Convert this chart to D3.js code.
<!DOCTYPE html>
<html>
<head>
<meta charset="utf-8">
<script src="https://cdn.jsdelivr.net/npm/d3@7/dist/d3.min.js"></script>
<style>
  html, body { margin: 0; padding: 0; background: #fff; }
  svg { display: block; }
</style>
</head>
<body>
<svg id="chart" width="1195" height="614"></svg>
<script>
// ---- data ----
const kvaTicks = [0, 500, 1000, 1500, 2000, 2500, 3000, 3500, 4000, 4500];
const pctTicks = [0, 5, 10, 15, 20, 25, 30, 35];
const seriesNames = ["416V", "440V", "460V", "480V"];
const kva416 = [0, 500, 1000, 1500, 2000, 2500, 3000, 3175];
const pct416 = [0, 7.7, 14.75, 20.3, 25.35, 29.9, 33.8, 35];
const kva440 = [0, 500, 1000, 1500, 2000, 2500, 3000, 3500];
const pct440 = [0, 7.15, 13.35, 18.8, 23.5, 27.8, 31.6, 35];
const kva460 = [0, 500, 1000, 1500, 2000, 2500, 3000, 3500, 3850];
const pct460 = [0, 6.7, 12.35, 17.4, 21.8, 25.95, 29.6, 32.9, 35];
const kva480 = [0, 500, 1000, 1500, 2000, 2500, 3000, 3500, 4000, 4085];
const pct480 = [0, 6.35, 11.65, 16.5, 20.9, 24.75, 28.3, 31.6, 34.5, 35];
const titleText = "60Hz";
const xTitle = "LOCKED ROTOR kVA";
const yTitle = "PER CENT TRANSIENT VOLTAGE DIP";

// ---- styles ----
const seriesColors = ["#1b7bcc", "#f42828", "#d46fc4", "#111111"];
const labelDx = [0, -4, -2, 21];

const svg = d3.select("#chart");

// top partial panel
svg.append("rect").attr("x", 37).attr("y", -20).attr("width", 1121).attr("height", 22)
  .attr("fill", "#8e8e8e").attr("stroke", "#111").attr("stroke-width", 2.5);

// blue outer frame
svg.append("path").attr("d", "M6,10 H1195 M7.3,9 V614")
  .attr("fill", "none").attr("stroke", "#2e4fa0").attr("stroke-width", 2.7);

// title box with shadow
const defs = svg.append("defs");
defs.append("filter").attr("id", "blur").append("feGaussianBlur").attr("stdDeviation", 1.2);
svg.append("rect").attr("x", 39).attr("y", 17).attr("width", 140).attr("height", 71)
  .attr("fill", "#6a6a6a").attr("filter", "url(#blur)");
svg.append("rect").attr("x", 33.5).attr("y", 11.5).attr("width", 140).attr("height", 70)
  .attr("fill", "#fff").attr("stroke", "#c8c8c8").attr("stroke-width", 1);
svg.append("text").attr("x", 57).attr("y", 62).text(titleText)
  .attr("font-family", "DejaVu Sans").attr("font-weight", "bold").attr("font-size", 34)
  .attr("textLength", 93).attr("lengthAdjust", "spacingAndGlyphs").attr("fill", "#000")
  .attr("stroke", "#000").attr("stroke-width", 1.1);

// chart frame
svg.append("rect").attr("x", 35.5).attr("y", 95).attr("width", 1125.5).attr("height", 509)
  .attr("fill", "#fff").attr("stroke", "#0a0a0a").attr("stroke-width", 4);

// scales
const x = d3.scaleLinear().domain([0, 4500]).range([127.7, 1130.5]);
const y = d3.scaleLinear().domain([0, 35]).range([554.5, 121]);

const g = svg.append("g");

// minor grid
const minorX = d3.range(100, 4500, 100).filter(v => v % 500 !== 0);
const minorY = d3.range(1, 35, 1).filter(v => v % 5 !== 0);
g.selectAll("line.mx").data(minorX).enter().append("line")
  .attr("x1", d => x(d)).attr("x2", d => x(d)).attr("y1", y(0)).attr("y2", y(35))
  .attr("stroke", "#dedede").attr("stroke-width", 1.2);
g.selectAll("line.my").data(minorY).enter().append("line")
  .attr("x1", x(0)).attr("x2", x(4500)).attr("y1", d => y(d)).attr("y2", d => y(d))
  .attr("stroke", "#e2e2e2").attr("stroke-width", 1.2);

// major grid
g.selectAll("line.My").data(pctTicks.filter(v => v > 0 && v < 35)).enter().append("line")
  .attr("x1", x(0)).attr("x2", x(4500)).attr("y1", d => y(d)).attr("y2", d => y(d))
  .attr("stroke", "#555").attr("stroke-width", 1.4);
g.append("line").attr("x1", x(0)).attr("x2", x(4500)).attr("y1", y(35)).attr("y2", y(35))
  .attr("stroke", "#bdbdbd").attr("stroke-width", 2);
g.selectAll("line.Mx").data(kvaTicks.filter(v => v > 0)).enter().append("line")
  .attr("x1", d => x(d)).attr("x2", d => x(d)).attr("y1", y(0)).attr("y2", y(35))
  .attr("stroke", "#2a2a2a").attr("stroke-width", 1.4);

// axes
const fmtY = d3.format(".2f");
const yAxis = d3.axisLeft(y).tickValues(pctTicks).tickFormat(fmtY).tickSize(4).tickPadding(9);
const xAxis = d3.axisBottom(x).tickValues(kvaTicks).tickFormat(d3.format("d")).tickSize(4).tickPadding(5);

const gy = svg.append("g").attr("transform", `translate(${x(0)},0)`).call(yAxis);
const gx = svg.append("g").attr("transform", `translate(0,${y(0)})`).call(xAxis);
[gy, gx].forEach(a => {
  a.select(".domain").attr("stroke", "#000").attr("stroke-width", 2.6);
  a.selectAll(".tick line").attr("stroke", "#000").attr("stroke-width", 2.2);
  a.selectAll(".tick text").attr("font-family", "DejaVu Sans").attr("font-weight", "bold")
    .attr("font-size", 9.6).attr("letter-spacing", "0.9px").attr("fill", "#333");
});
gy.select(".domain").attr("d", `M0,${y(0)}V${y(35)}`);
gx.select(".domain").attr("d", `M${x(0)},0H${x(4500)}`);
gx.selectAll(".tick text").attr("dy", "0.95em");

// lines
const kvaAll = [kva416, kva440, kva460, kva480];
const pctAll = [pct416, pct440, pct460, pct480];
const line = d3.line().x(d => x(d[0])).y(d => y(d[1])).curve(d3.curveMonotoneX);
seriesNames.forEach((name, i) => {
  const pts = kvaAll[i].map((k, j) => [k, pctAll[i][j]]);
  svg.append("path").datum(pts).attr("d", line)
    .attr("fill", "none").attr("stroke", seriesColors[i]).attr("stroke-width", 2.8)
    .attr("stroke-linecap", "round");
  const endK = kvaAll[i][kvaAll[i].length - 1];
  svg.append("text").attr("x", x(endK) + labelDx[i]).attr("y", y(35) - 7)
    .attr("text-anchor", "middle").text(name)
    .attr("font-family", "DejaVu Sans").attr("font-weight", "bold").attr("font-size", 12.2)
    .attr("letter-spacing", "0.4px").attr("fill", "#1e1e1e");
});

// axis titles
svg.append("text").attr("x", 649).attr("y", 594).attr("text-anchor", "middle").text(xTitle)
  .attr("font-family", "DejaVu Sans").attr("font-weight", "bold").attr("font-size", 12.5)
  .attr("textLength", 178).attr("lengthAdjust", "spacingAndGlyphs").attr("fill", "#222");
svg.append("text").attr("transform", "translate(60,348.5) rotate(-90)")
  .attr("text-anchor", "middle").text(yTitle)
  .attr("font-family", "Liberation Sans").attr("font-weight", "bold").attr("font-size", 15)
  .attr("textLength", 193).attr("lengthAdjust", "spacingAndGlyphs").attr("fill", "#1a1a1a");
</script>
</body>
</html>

::::

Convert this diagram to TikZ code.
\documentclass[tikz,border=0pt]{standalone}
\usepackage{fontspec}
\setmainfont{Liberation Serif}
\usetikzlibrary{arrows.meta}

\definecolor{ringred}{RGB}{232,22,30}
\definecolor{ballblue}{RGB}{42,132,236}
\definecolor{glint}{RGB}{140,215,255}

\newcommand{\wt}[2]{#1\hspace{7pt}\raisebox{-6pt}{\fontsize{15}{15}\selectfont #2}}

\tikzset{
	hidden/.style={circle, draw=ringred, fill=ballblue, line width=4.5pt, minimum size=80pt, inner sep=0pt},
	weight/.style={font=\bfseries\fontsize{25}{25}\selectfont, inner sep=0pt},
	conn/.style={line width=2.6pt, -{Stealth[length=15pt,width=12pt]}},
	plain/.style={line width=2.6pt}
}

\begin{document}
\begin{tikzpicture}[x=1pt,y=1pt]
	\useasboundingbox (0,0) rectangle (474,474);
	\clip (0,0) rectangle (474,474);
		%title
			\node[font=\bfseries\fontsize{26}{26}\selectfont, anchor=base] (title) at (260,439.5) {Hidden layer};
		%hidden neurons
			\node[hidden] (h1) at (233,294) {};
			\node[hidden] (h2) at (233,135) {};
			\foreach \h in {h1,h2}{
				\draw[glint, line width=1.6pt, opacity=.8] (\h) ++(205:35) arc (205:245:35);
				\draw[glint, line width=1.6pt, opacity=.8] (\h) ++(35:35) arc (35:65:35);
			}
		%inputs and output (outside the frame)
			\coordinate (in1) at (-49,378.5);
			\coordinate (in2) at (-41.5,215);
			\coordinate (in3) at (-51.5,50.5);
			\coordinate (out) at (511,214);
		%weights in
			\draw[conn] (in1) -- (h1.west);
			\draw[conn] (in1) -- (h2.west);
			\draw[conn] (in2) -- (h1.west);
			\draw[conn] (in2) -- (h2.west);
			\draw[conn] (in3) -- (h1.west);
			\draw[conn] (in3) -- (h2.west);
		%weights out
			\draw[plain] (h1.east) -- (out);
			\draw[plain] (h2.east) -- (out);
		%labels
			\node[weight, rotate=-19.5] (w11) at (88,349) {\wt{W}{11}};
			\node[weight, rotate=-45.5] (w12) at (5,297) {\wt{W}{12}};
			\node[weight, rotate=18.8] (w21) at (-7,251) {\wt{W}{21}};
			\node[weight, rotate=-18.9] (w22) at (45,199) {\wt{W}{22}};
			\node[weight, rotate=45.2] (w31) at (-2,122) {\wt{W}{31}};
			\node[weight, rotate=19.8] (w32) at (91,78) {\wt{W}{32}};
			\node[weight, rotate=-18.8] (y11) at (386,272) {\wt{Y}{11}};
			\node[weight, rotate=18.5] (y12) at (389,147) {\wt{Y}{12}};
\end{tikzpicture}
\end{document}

::::

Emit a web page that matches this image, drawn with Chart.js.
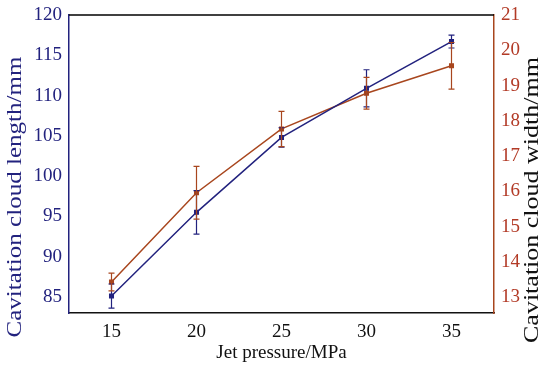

::::

_WORK REQUIRED_
In the listing above, find the line containing "Convert this chart to D3.js code." and the line containing "CENT TRANSIENT VOLTAGE". Output them and every line between, exactly, and nothing else.

_RESPONSE BELOW_
Convert this chart to D3.js code.
<!DOCTYPE html>
<html>
<head>
<meta charset="utf-8">
<script src="https://cdn.jsdelivr.net/npm/d3@7/dist/d3.min.js"></script>
<style>
  html, body { margin: 0; padding: 0; background: #fff; }
  svg { display: block; }
</style>
</head>
<body>
<svg id="chart" width="1195" height="614"></svg>
<script>
// ---- data ----
const kvaTicks = [0, 500, 1000, 1500, 2000, 2500, 3000, 3500, 4000, 4500];
const pctTicks = [0, 5, 10, 15, 20, 25, 30, 35];
const seriesNames = ["416V", "440V", "460V", "480V"];
const kva416 = [0, 500, 1000, 1500, 2000, 2500, 3000, 3175];
const pct416 = [0, 7.7, 14.75, 20.3, 25.35, 29.9, 33.8, 35];
const kva440 = [0, 500, 1000, 1500, 2000, 2500, 3000, 3500];
const pct440 = [0, 7.15, 13.35, 18.8, 23.5, 27.8, 31.6, 35];
const kva460 = [0, 500, 1000, 1500, 2000, 2500, 3000, 3500, 3850];
const pct460 = [0, 6.7, 12.35, 17.4, 21.8, 25.95, 29.6, 32.9, 35];
const kva480 = [0, 500, 1000, 1500, 2000, 2500, 3000, 3500, 4000, 4085];
const pct480 = [0, 6.35, 11.65, 16.5, 20.9, 24.75, 28.3, 31.6, 34.5, 35];
const titleText = "60Hz";
const xTitle = "LOCKED ROTOR kVA";
const yTitle = "PER CENT TRANSIENT VOLTAGE DIP";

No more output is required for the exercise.